-- BEGIN Information given --
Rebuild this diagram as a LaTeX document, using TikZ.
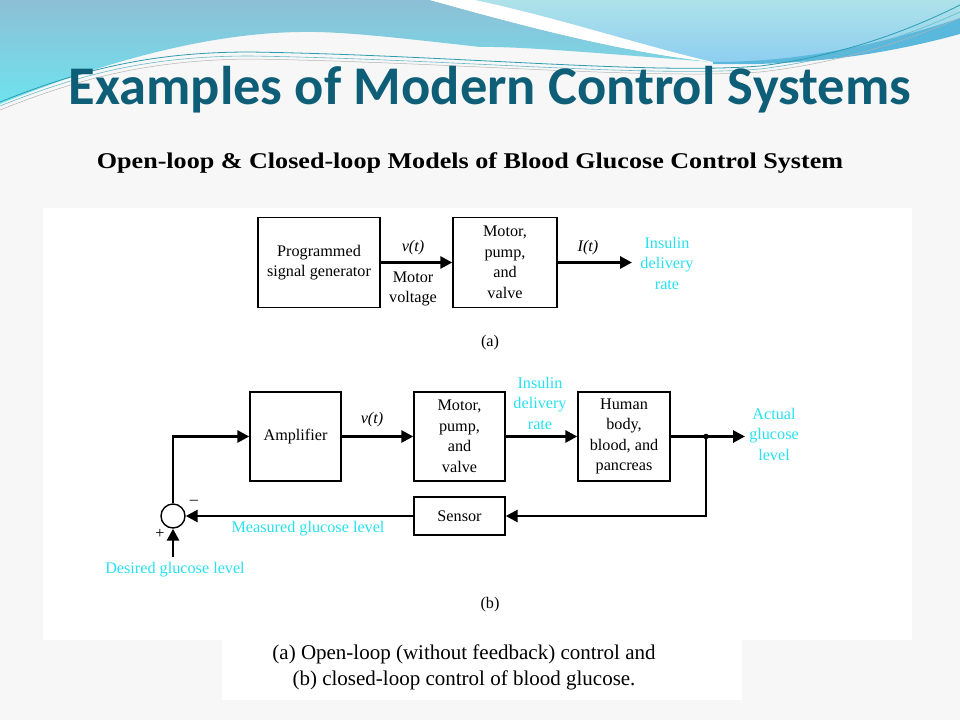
\documentclass[tikz,border=0pt]{standalone}
\usepackage{fontspec}
\setmainfont{Liberation Serif}
\newfontfamily\titlefont{Carlito}
\usetikzlibrary{arrows.meta}
\definecolor{titleblue}{HTML}{0F5E78}
\definecolor{cyantext}{RGB}{40,225,240}
\definecolor{bgray}{HTML}{F7F7F7}
\definecolor{waveA}{HTML}{8DBFD6}
\definecolor{waveAb}{HTML}{6EE3EE}
\definecolor{waveB}{HTML}{AEE2EA}
\definecolor{waveBb}{HTML}{8CCDF0}
\definecolor{waveC}{HTML}{5BB8DD}
\definecolor{lineteal}{HTML}{2A9DB0}
\begin{document}
\begin{tikzpicture}[x=1pt,y=-1pt,
  blk/.style={draw,line width=1.4pt,align=center,inner sep=0pt,
    font=\fontsize{16.2}{20.5}\selectfont},
  sig/.style={line width=2.8pt,-{Triangle[length=12pt,width=12pt]}},
  lbl/.style={align=center,inner sep=0pt,font=\fontsize{16.2}{20.5}\selectfont},
  cy/.style={lbl,text=cyantext},
  captxt/.style={align=center,inner sep=0pt,font=\fontsize{21}{26}\selectfont}]
\useasboundingbox (0,0) rectangle (960,720);
\fill[bgray] (0,0) rectangle (960,720);
% top waves
\shade[top color=waveA,bottom color=waveAb]
  (0,0) -- (430,0) .. controls (520,25) and (620,52) .. (713,62)
  .. controls (620,55) and (520,46) .. (480,47)
  .. controls (400,38) and (340,31) .. (300,32)
  .. controls (220,33) and (120,55) .. (0,104) -- cycle;
\fill[white] (430,0) .. controls (520,25) and (620,52) .. (713,62)
  .. controls (640,45) and (560,18) .. (475,0) -- cycle;
\shade[top color=waveB,bottom color=waveBb]
  (475,0) -- (960,0) -- (960,18) .. controls (870,50) and (790,65) .. (713,62)
  .. controls (640,45) and (560,18) .. (475,0) -- cycle;
\fill[waveC] (713,62) .. controls (800,62) and (880,45) .. (960,18) -- (960,34)
  .. controls (880,56) and (800,66) .. (713,64) -- cycle;
\draw[lineteal,line width=0.8pt] (0,102) .. controls (80,70) and (150,52) .. (250,52)
  .. controls (450,55) and (650,75) .. (760,66) .. controls (850,55) and (920,25) .. (960,5);
\draw[lineteal!70!white,line width=0.6pt] (0,106) .. controls (80,74) and (150,56) .. (250,56)
  .. controls (450,59) and (650,78) .. (760,69) .. controls (850,58) and (920,30) .. (960,12);
\draw[gray!60,line width=0.5pt] (0,110) .. controls (80,78) and (150,60) .. (250,59)
  .. controls (450,62) and (650,80) .. (760,72) .. controls (850,62) and (920,35) .. (960,18);
% title
\node[anchor=base,inner sep=0pt,text=titleblue,font=\titlefont\bfseries\fontsize{54.5}{54.5}\selectfont]
  (title) at (490,104) {Examples of Modern Control Systems};
\node[anchor=base,inner sep=0pt,font=\bfseries\fontsize{22.5}{22.5}\selectfont]
  (subtitle) at (470,168) {\scalebox{1.16}[1]{Open-loop \& Closed-loop Models of Blood Glucose Control System}};
% panels
\fill[white] (43,208) rectangle (912,640);
\fill[white] (222,640) rectangle (742,700);
% (a)
\node[blk,minimum width=122pt,minimum height=90pt] (gen) at (319,262.5) {Programmed\\signal generator};
\node[blk,minimum width=104pt,minimum height=90pt] (mpv) at (505,262.5) {Motor,\\pump,\\and\\valve};
\coordinate (aout) at (632,262.5);
\draw[sig] (gen.east) -- (mpv.west);
\draw[sig] (mpv.east) -- (aout);
\node[lbl,font=\itshape\fontsize{16.2}{20.5}\selectfont] (vta) at (413,248) {v(t)};
\node[lbl] (mv) at (413,289) {Motor\\voltage};
\node[lbl,font=\itshape\fontsize{16.2}{20.5}\selectfont] (ita) at (588,248) {I(t)};
\node[cy] (ida) at (667,263) {Insulin\\delivery\\rate};
\node[lbl] (la) at (490,343) {(a)};
% (b)
\node[blk,minimum width=91pt,minimum height=89pt] (amp) at (295.5,436.5) {Amplifier};
\node[blk,minimum width=91pt,minimum height=89pt] (mot) at (459.5,436.5) {Motor,\\pump,\\and\\valve};
\node[blk,minimum width=92pt,minimum height=89pt] (hum) at (624,436.5) {Human\\body,\\blood, and\\pancreas};
\node[blk,minimum width=91pt,minimum height=38pt] (sen) at (459.5,516) {Sensor};
\node[draw,circle,line width=1.4pt,minimum size=24pt,inner sep=0pt] (sum) at (173,516) {};
\coordinate (jn) at (706,436.5);
\coordinate (bout) at (745,436.5);
\coordinate (din) at (173,557);
\draw[sig] (sum.north) |- (amp.west);
\draw[sig] (amp.east) -- (mot.west);
\draw[sig] (mot.east) -- (hum.west);
\draw[sig] (hum.east) -- (bout);
\draw[sig] (jn) |- (sen.east);
\draw[sig] (sen.west) -- (sum.east);
\draw[sig] (din) -- (sum.south);
\fill (jn) circle (2.8pt);
\node[lbl,font=\itshape\fontsize{16.2}{20.5}\selectfont] (vtb) at (372,420) {v(t)};
\node[cy] (idb) at (540,403) {Insulin\\delivery\\rate};
\node[cy] (agl) at (774,434) {Actual\\glucose\\level};
\node[lbl] (minus) at (194,502) {\textendash};
\node[lbl] (plus) at (160,534) {+};
\node[cy] (mgl) at (308,529) {Measured glucose level};
\node[cy] (dgl) at (175,570) {Desired glucose level};
\node[lbl] (lb) at (490,605) {(b)};
% caption
\node[captxt] (caption) at (464,667) {(a) Open-loop (without feedback) control and\\(b) closed-loop control of blood glucose.};
\end{tikzpicture}
\end{document}
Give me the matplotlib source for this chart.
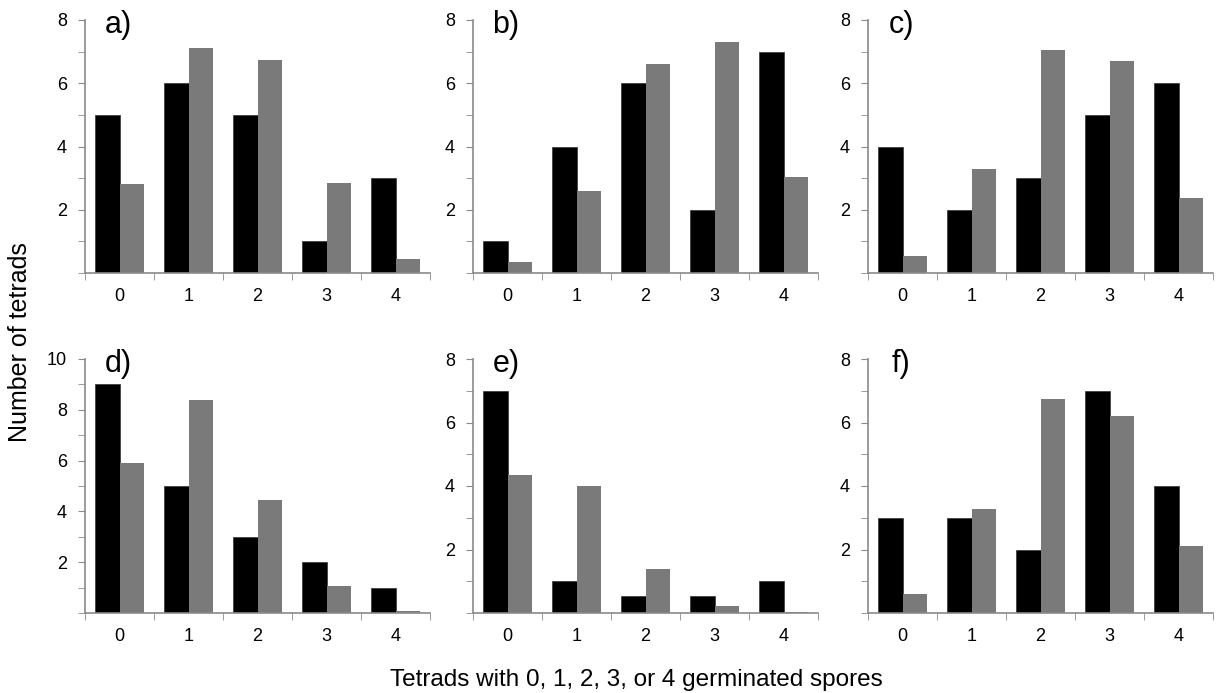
-- END Information given --
● **Task to complete**:
Leaving the pictures aside, transcribe the entire listing exactly.

● **Solution**:
Rebuild this diagram as a LaTeX document, using TikZ.
\documentclass[tikz,border=0pt]{standalone}
\usepackage{fontspec}
\setmainfont{Liberation Serif}
\newfontfamily\titlefont{Carlito}
\usetikzlibrary{arrows.meta}
\definecolor{titleblue}{HTML}{0F5E78}
\definecolor{cyantext}{RGB}{40,225,240}
\definecolor{bgray}{HTML}{F7F7F7}
\definecolor{waveA}{HTML}{8DBFD6}
\definecolor{waveAb}{HTML}{6EE3EE}
\definecolor{waveB}{HTML}{AEE2EA}
\definecolor{waveBb}{HTML}{8CCDF0}
\definecolor{waveC}{HTML}{5BB8DD}
\definecolor{lineteal}{HTML}{2A9DB0}
\begin{document}
\begin{tikzpicture}[x=1pt,y=-1pt,
  blk/.style={draw,line width=1.4pt,align=center,inner sep=0pt,
    font=\fontsize{16.2}{20.5}\selectfont},
  sig/.style={line width=2.8pt,-{Triangle[length=12pt,width=12pt]}},
  lbl/.style={align=center,inner sep=0pt,font=\fontsize{16.2}{20.5}\selectfont},
  cy/.style={lbl,text=cyantext},
  captxt/.style={align=center,inner sep=0pt,font=\fontsize{21}{26}\selectfont}]
\useasboundingbox (0,0) rectangle (960,720);
\fill[bgray] (0,0) rectangle (960,720);
% top waves
\shade[top color=waveA,bottom color=waveAb]
  (0,0) -- (430,0) .. controls (520,25) and (620,52) .. (713,62)
  .. controls (620,55) and (520,46) .. (480,47)
  .. controls (400,38) and (340,31) .. (300,32)
  .. controls (220,33) and (120,55) .. (0,104) -- cycle;
\fill[white] (430,0) .. controls (520,25) and (620,52) .. (713,62)
  .. controls (640,45) and (560,18) .. (475,0) -- cycle;
\shade[top color=waveB,bottom color=waveBb]
  (475,0) -- (960,0) -- (960,18) .. controls (870,50) and (790,65) .. (713,62)
  .. controls (640,45) and (560,18) .. (475,0) -- cycle;
\fill[waveC] (713,62) .. controls (800,62) and (880,45) .. (960,18) -- (960,34)
  .. controls (880,56) and (800,66) .. (713,64) -- cycle;
\draw[lineteal,line width=0.8pt] (0,102) .. controls (80,70) and (150,52) .. (250,52)
  .. controls (450,55) and (650,75) .. (760,66) .. controls (850,55) and (920,25) .. (960,5);
\draw[lineteal!70!white,line width=0.6pt] (0,106) .. controls (80,74) and (150,56) .. (250,56)
  .. controls (450,59) and (650,78) .. (760,69) .. controls (850,58) and (920,30) .. (960,12);
\draw[gray!60,line width=0.5pt] (0,110) .. controls (80,78) and (150,60) .. (250,59)
  .. controls (450,62) and (650,80) .. (760,72) .. controls (850,62) and (920,35) .. (960,18);
% title
\node[anchor=base,inner sep=0pt,text=titleblue,font=\titlefont\bfseries\fontsize{54.5}{54.5}\selectfont]
  (title) at (490,104) {Examples of Modern Control Systems};
\node[anchor=base,inner sep=0pt,font=\bfseries\fontsize{22.5}{22.5}\selectfont]
  (subtitle) at (470,168) {\scalebox{1.16}[1]{Open-loop \& Closed-loop Models of Blood Glucose Control System}};
% panels
\fill[white] (43,208) rectangle (912,640);
\fill[white] (222,640) rectangle (742,700);
% (a)
\node[blk,minimum width=122pt,minimum height=90pt] (gen) at (319,262.5) {Programmed\\signal generator};
\node[blk,minimum width=104pt,minimum height=90pt] (mpv) at (505,262.5) {Motor,\\pump,\\and\\valve};
\coordinate (aout) at (632,262.5);
\draw[sig] (gen.east) -- (mpv.west);
\draw[sig] (mpv.east) -- (aout);
\node[lbl,font=\itshape\fontsize{16.2}{20.5}\selectfont] (vta) at (413,248) {v(t)};
\node[lbl] (mv) at (413,289) {Motor\\voltage};
\node[lbl,font=\itshape\fontsize{16.2}{20.5}\selectfont] (ita) at (588,248) {I(t)};
\node[cy] (ida) at (667,263) {Insulin\\delivery\\rate};
\node[lbl] (la) at (490,343) {(a)};
% (b)
\node[blk,minimum width=91pt,minimum height=89pt] (amp) at (295.5,436.5) {Amplifier};
\node[blk,minimum width=91pt,minimum height=89pt] (mot) at (459.5,436.5) {Motor,\\pump,\\and\\valve};
\node[blk,minimum width=92pt,minimum height=89pt] (hum) at (624,436.5) {Human\\body,\\blood, and\\pancreas};
\node[blk,minimum width=91pt,minimum height=38pt] (sen) at (459.5,516) {Sensor};
\node[draw,circle,line width=1.4pt,minimum size=24pt,inner sep=0pt] (sum) at (173,516) {};
\coordinate (jn) at (706,436.5);
\coordinate (bout) at (745,436.5);
\coordinate (din) at (173,557);
\draw[sig] (sum.north) |- (amp.west);
\draw[sig] (amp.east) -- (mot.west);
\draw[sig] (mot.east) -- (hum.west);
\draw[sig] (hum.east) -- (bout);
\draw[sig] (jn) |- (sen.east);
\draw[sig] (sen.west) -- (sum.east);
\draw[sig] (din) -- (sum.south);
\fill (jn) circle (2.8pt);
\node[lbl,font=\itshape\fontsize{16.2}{20.5}\selectfont] (vtb) at (372,420) {v(t)};
\node[cy] (idb) at (540,403) {Insulin\\delivery\\rate};
\node[cy] (agl) at (774,434) {Actual\\glucose\\level};
\node[lbl] (minus) at (194,502) {\textendash};
\node[lbl] (plus) at (160,534) {+};
\node[cy] (mgl) at (308,529) {Measured glucose level};
\node[cy] (dgl) at (175,570) {Desired glucose level};
\node[lbl] (lb) at (490,605) {(b)};
% caption
\node[captxt] (caption) at (464,667) {(a) Open-loop (without feedback) control and\\(b) closed-loop control of blood glucose.};
\end{tikzpicture}
\end{document}
Give me the matplotlib source for this chart.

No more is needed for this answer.